Еще один кивок. Борха отводит руку ото рта, но продолжает прижимать девушку к стене. Кармела чувствует боль от удара, но еще больнее ей оттого, что она не может ему отказать.
— Хорошая девочка.
— Отпусти меня!
— Тсс. Как полагается просить? — Борха через свитер оглаживает ее плечи.
— Пожалуйста…
Их всегдашний ритуал. Кармела едва может в это поверить. Когда Борха наконец отстраняется, девушка чувствует глубокое отвращение к самой себе. Стандартные реакции на стандартные стимулы. Она даже вспоминает о видеопослании Манделя: взаимосвязанные модели поведения без видимой причины. Никто не в силах контролировать или менять свое поведение.

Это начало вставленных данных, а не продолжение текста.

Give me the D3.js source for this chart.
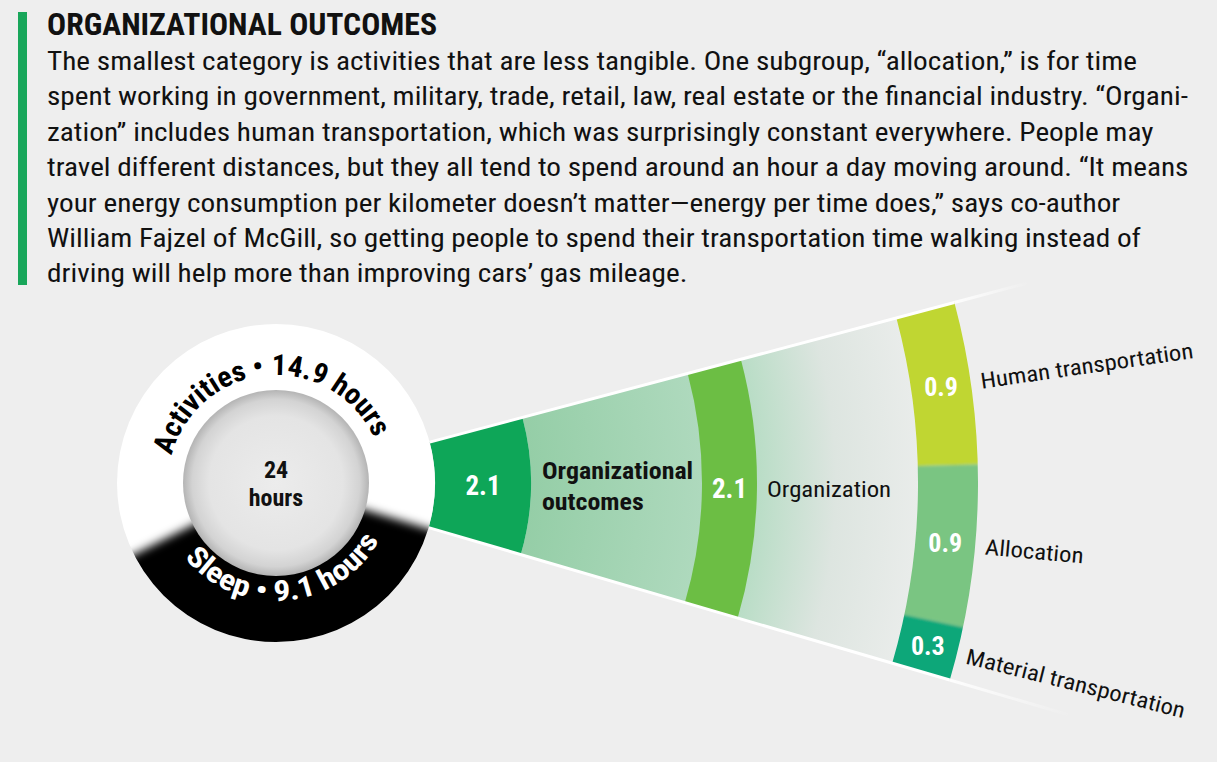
<!DOCTYPE html>
<html>
<head>
<meta charset="utf-8">
<script src="https://cdn.jsdelivr.net/npm/d3@7"></script>
<style>
  body { margin: 0; background: #eeeeee; }
</style>
</head>
<body>
<div id="chart"></div>
<script>
const width = 1217, height = 762;

// ---- data ----
const titleText = "ORGANIZATIONAL OUTCOMES";
const bodyLines = [
  "The smallest category is activities that are less tangible. One subgroup, \u201callocation,\u201d is for time",
  "spent working in government, military, trade, retail, law, real estate or the financial industry. \u201cOrgani-",
  "zation\u201d includes human transportation, which was surprisingly constant everywhere. People may",
  "travel different distances, but they all tend to spend around an hour a day moving around. \u201cIt means",
  "your energy consumption per kilometer doesn\u2019t matter\u2014energy per time does,\u201d says co-author",
  "William Fajzel of McGill, so getting people to spend their transportation time walking instead of",
  "driving will help more than improving cars\u2019 gas mileage."
];
const totalHours = 24;
const dayParts = ["Activities", "Sleep"];
const dayHours = [14.9, 9.1];
const levelNames = ["Organizational outcomes", "Organization"];
const levelHours = [2.1, 2.1];
const subNames = ["Human transportation", "Allocation", "Material transportation"];
const subHours = [0.9, 0.9, 0.3];

// ---- layout ----
const FONT = '"Liberation Sans Narrow", "Roboto Condensed", "DejaVu Sans Condensed", Roboto, sans-serif';
const deg = Math.PI / 180;
const cx = 276, cy = 483;
const holeR = 92, donutR = 159, coreR = 255, orgIn = 426, orgOut = 481, subIn = 642, subOut = 702;
const levelColors = ["#0ea658", "#6cbe44"];
const subColors = ["#c0d630", "#7ac582", "#10a779"];

const svg = d3.select('#chart')
  .append('svg')
  .attr('width', width)
  .attr('height', height)
  .style('font-family', FONT);

svg.append('rect').attr('width', width).attr('height', height).attr('fill', '#eeeeee');

const defs = svg.append('defs');

// header
svg.append('rect')
  .attr('x', 18).attr('y', 12).attr('width', 9).attr('height', 273)
  .attr('fill', '#18a65a');

const title = svg.append('text')
  .attr('x', 47).attr('y', 35)
  .attr('font-size', 31).attr('font-weight', 700)
  .attr('fill', '#111')
  .text(titleText);
title.attr('textLength', 390).attr('lengthAdjust', 'spacingAndGlyphs');

const body = svg.append('g')
  .selectAll('text')
  .data(bodyLines)
  .join('text')
  .attr('x', 47)
  .attr('y', (d, i) => 70 + i * 35.4)
  .attr('font-size', 26)
  .attr('fill', '#111')
  .text(d => d);

// squeeze factor so the first line spans like the original
const k = 1090 / body.node().getComputedTextLength();
function squeeze(sel) {
  sel.each(function () {
    const w = this.getComputedTextLength();
    d3.select(this).attr('textLength', w * k).attr('lengthAdjust', 'spacingAndGlyphs');
  });
}
squeeze(body);

// ---- gradients / filters ----
const fanGrad = defs.append('radialGradient')
  .attr('id', 'fanGrad')
  .attr('gradientUnits', 'userSpaceOnUse')
  .attr('cx', 0).attr('cy', 0).attr('r', subOut);
[[coreR / subOut, '#95cea7'], [orgIn / subOut, '#aed9bd'], [orgOut / subOut, '#b9ddc6'],
 [560 / subOut, '#dde5e0'], [subIn / subOut, '#e9ecea']].forEach(s => {
  fanGrad.append('stop').attr('offset', s[0]).attr('stop-color', s[1]);
});

const holeGrad = defs.append('radialGradient').attr('id', 'holeGrad');
[[0, '#ececec'], [0.72, '#e4e4e4'], [0.9, '#d3d3d3'], [1, '#b4b4b4']].forEach(s => {
  holeGrad.append('stop').attr('offset', s[0]).attr('stop-color', s[1]);
});

defs.append('filter').attr('id', 'soft')
  .attr('x', '-20%').attr('y', '-20%').attr('width', '140%').attr('height', '140%')
  .append('feGaussianBlur').attr('stdDeviation', 5);

defs.append('filter').attr('id', 'blend')
  .attr('x', '-5%').attr('y', '-5%').attr('width', '110%').attr('height', '110%')
  .append('feGaussianBlur').attr('stdDeviation', 1.6);

defs.append('clipPath').attr('id', 'ringClip')
  .append('path')
  .attr('d', d3.arc()({ innerRadius: holeR, outerRadius: donutR, startAngle: 0, endAngle: 2 * Math.PI }));

const g = svg.append('g').attr('transform', `translate(${cx},${cy})`);
const pt = (r, a) => [r * Math.sin(a), -r * Math.cos(a)];

// ---- fan ----
const fanTotal = d3.sum(subHours);
const fanAngle = d3.scaleLinear().domain([0, fanTotal]).range([75.1 * deg, 106.3 * deg]);
const fanStart = fanAngle(0), fanEnd = fanAngle(fanTotal);
const fanMid = (fanStart + fanEnd) / 2;

defs.append('clipPath').attr('id', 'subClip')
  .append('path')
  .attr('d', d3.arc()({ innerRadius: subIn, outerRadius: subOut, startAngle: fanStart, endAngle: fanEnd }));

// gradient background of the fan
g.append('path')
  .attr('d', d3.arc()({ innerRadius: coreR, outerRadius: subIn, startAngle: fanStart, endAngle: fanEnd }))
  .attr('fill', 'url(#fanGrad)');

// the two full-width level bands
const levelRadii = [[donutR, coreR], [orgIn, orgOut]];
g.selectAll('path.level')
  .data(levelHours)
  .join('path')
  .attr('class', 'level')
  .attr('d', (d, i) => d3.arc()({
    innerRadius: levelRadii[i][0], outerRadius: levelRadii[i][1],
    startAngle: fanAngle(0), endAngle: fanAngle(d)
  }))
  .attr('fill', (d, i) => levelColors[i]);

// subgroups on the outer band (slightly blended where they meet)
const subPie = d3.pie().sort(null).startAngle(fanStart).endAngle(fanEnd);
const subArcs = subPie(subHours);
const subArc = d3.arc().innerRadius(subIn - 20).outerRadius(subOut + 20);
g.append('g')
  .attr('clip-path', 'url(#subClip)')
  .append('g')
  .attr('filter', 'url(#blend)')
  .selectAll('path.sub')
  .data(subArcs)
  .join('path')
  .attr('class', 'sub')
  .attr('d', (d, i) => subArc({
    startAngle: i === 0 ? d.startAngle - 0.05 : d.startAngle,
    endAngle: i === subArcs.length - 1 ? d.endAngle + 0.05 : d.endAngle
  }))
  .attr('fill', (d, i) => subColors[i]);

// white edges of the fan
[fanStart, fanEnd].forEach((a, i) => {
  const p0 = pt(donutR, a), p1 = pt(subOut, a), p2 = pt(i === 0 ? 780 : 830, a);
  g.append('line')
    .attr('x1', p0[0]).attr('y1', p0[1]).attr('x2', p1[0]).attr('y2', p1[1])
    .attr('stroke', '#fff').attr('stroke-width', 3);
  const lg = defs.append('linearGradient')
    .attr('id', 'fade' + i)
    .attr('gradientUnits', 'userSpaceOnUse')
    .attr('x1', p1[0]).attr('y1', p1[1]).attr('x2', p2[0]).attr('y2', p2[1]);
  lg.append('stop').attr('offset', 0).attr('stop-color', '#fff').attr('stop-opacity', 0.9);
  lg.append('stop').attr('offset', 1).attr('stop-color', '#fff').attr('stop-opacity', 0);
  g.append('line')
    .attr('x1', p1[0]).attr('y1', p1[1]).attr('x2', p2[0]).attr('y2', p2[1])
    .attr('stroke', `url(#fade${i})`).attr('stroke-width', 3);
});

// level labels
const levelMidR = [(donutR + coreR) / 2, (orgIn + orgOut) / 2];
g.selectAll('text.levelValue')
  .data(levelHours)
  .join('text')
  .attr('class', 'levelValue')
  .attr('x', (d, i) => pt(levelMidR[i], fanMid)[0])
  .attr('y', (d, i) => pt(levelMidR[i], fanMid)[1])
  .attr('text-anchor', 'middle')
  .attr('dominant-baseline', 'central')
  .attr('font-size', 27).attr('font-weight', 700)
  .attr('fill', '#fff')
  .text(d => d.toFixed(1));

const outcomeLabel = g.append('text')
  .attr('x', pt(coreR + 11, fanMid)[0])
  .attr('y', pt(coreR + 11, fanMid)[1])
  .attr('font-size', 23).attr('font-weight', 700)
  .attr('fill', '#111');
outcomeLabel.selectAll('tspan')
  .data(["Organizational", "outcomes"])
  .join('tspan')
  .attr('x', pt(coreR + 11, fanMid)[0])
  .attr('dy', (d, i) => i === 0 ? -7 : 31)
  .text(d => d);
outcomeLabel.selectAll('tspan').each(function () {
  const w = this.getComputedTextLength();
  d3.select(this).attr('textLength', w * k).attr('lengthAdjust', 'spacingAndGlyphs');
});

const orgLabel = g.append('text')
  .attr('x', pt(orgOut + 10, fanMid)[0])
  .attr('y', pt(orgOut + 10, fanMid)[1])
  .attr('dominant-baseline', 'central')
  .attr('font-size', 22)
  .attr('fill', '#111')
  .text(levelNames[1]);
squeeze(orgLabel);

// subgroup labels
const midA = d => (d.startAngle + d.endAngle) / 2;
g.selectAll('text.subValue')
  .data(subArcs)
  .join('text')
  .attr('class', 'subValue')
  .attr('x', d => pt((subIn + subOut) / 2, midA(d))[0])
  .attr('y', d => pt((subIn + subOut) / 2, midA(d))[1])
  .attr('text-anchor', 'middle')
  .attr('dominant-baseline', 'central')
  .attr('font-size', 26).attr('font-weight', 700)
  .attr('fill', '#fff')
  .text(d => d.data.toFixed(1));

const subLabels = g.selectAll('text.subName')
  .data(subArcs)
  .join('text')
  .attr('class', 'subName')
  .attr('transform', d => {
    const p = pt(subOut + 10, midA(d));
    return `translate(${p[0]},${p[1]}) rotate(${midA(d) / deg - 90})`;
  })
  .attr('dominant-baseline', 'central')
  .attr('font-size', 22)
  .attr('fill', '#111')
  .text((d, i) => subNames[i]);
squeeze(subLabels);

// ---- donut ----
const sleepMid = 175 * deg;
const startA = sleepMid - (dayHours[0] + dayHours[1] / 2) / totalHours * 2 * Math.PI;
const dayPie = d3.pie().sort(null).startAngle(startA).endAngle(startA + 2 * Math.PI);
const dayArcs = dayPie(dayHours);

g.append('circle').attr('r', donutR).attr('fill', '#fff');

g.append('g')
  .attr('clip-path', 'url(#ringClip)')
  .append('path')
  .attr('d', d3.arc()({ innerRadius: 40, outerRadius: 220, startAngle: dayArcs[1].startAngle, endAngle: dayArcs[1].endAngle }))
  .attr('fill', '#000')
  .attr('filter', 'url(#soft)');

g.append('circle').attr('r', holeR + 1).attr('fill', 'url(#holeGrad)');

// arc labels
const actMid = (dayArcs[0].startAngle + dayArcs[0].endAngle) / 2;
const slpMid = (dayArcs[1].startAngle + dayArcs[1].endAngle) / 2;
const topPath = d3.path();
topPath.arc(0, 0, 108, actMid - Math.PI / 2 - 100 * deg, actMid - Math.PI / 2 + 100 * deg, false);
const botPath = d3.path();
botPath.arc(0, 0, 118, slpMid - Math.PI / 2 + 100 * deg, slpMid - Math.PI / 2 - 100 * deg, true);
defs.append('path').attr('id', 'arcTop').attr('d', topPath.toString());
defs.append('path').attr('id', 'arcBot').attr('d', botPath.toString());

const arcLabels = [
  { href: '#arcTop', text: `${dayParts[0]} \u2022 ${dayHours[0]} hours`, color: '#000', len: 265 },
  { href: '#arcBot', text: `${dayParts[1]} \u2022 ${dayHours[1]} hours`, color: '#fff', len: 230 }
];
arcLabels.forEach(l => {
  g.append('text')
    .attr('font-size', 29).attr('font-weight', 700)
    .attr('fill', l.color)
    .attr('text-anchor', 'middle')
    .append('textPath')
    .attr('href', l.href)
    .attr('startOffset', '50%')
    .attr('textLength', l.len)
    .attr('lengthAdjust', 'spacingAndGlyphs')
    .text(l.text);
});

// centre
g.selectAll('text.centre')
  .data([String(totalHours), 'hours'])
  .join('text')
  .attr('class', 'centre')
  .attr('x', 0)
  .attr('y', (d, i) => i === 0 ? -5 : 23)
  .attr('text-anchor', 'middle')
  .attr('font-size', 24).attr('font-weight', 700)
  .attr('fill', '#111')
  .text(d => d);
</script>
</body>
</html>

Эта мысль Кармелу не утешает, но придает новых сил, и перемена отражается в ее взгляде. Сколько времени у них осталось? — спрашивает себя Кармела. Полчаса? Один час? Четыре? В любом случае достаточно, чтобы Борха не забрал с собой в могилу свою маленькую победу. Кармела, все еще прижатая к стене, смотрит ему в глаза:
— Борха, я не поеду. Делай со мной что хочешь… Не поеду…
Никто из двоих не замечает, что в дверь просунулась голова. Это Серхи. Он прикрывает рот широкой ладонью.

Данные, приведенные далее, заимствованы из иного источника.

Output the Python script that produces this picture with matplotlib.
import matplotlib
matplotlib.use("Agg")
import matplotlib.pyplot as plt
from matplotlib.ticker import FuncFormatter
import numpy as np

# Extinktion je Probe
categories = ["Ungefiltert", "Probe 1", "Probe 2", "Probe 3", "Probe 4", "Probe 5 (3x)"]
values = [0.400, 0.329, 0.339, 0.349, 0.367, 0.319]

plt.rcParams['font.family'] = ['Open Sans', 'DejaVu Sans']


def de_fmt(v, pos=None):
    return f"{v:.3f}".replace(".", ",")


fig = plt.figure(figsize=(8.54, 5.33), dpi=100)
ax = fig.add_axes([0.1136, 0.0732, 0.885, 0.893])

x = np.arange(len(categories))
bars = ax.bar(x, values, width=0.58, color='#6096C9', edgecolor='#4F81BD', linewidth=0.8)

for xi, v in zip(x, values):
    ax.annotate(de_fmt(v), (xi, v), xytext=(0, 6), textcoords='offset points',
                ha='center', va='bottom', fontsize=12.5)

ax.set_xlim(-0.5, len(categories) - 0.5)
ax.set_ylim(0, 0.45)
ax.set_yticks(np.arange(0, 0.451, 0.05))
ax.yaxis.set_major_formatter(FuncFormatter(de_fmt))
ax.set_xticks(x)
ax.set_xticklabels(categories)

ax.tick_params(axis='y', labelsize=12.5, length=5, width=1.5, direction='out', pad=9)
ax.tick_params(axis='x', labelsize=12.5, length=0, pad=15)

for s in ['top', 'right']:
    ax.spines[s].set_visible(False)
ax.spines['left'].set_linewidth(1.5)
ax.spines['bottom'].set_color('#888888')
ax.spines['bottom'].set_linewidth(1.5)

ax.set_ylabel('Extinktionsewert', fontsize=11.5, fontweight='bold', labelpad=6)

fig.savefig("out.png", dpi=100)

— Ой, простите. Честно-честно, я не хотел вам мешать. Но дело в том… Фати совсем разнервничалась… И ты, Кармела, уж точно сумеешь ее успокоить лучше, чем я.
Кармела снова кивает, болезненно морщась. Борха смотрит угрожающе, но позволяет своей жертве уйти: она-то знает, что Борха не любит выражать свой гнев при свидетелях.
— Что с тобой? — допытывается Серхи. Девушка, чуть не плача, мотает головой. — Я не хотел вам мешать, но мне нужно, чтобы ты помогла Фати. Она такая чувствительная…
— Сделаю что смогу.
В прихожей Кармела смотрит на толстяка и понимает, что, в отличие от остальных, Серхи принимает новый мир так же легко, как и старый: все тот же маятник событий, ужасные происшествия, страх и презрение. Серхи ни о чем не спрашивает, не пытается себя обмануть. «Вот оно, живое подтверждение теории Манделя. Может быть, причина в его болезни, но ему известно, что ни одно из наших действий не имеет истинной цели».
Последняя мысль заставляет Кармелу остановиться. Удивленный Серхи тоже останавливается.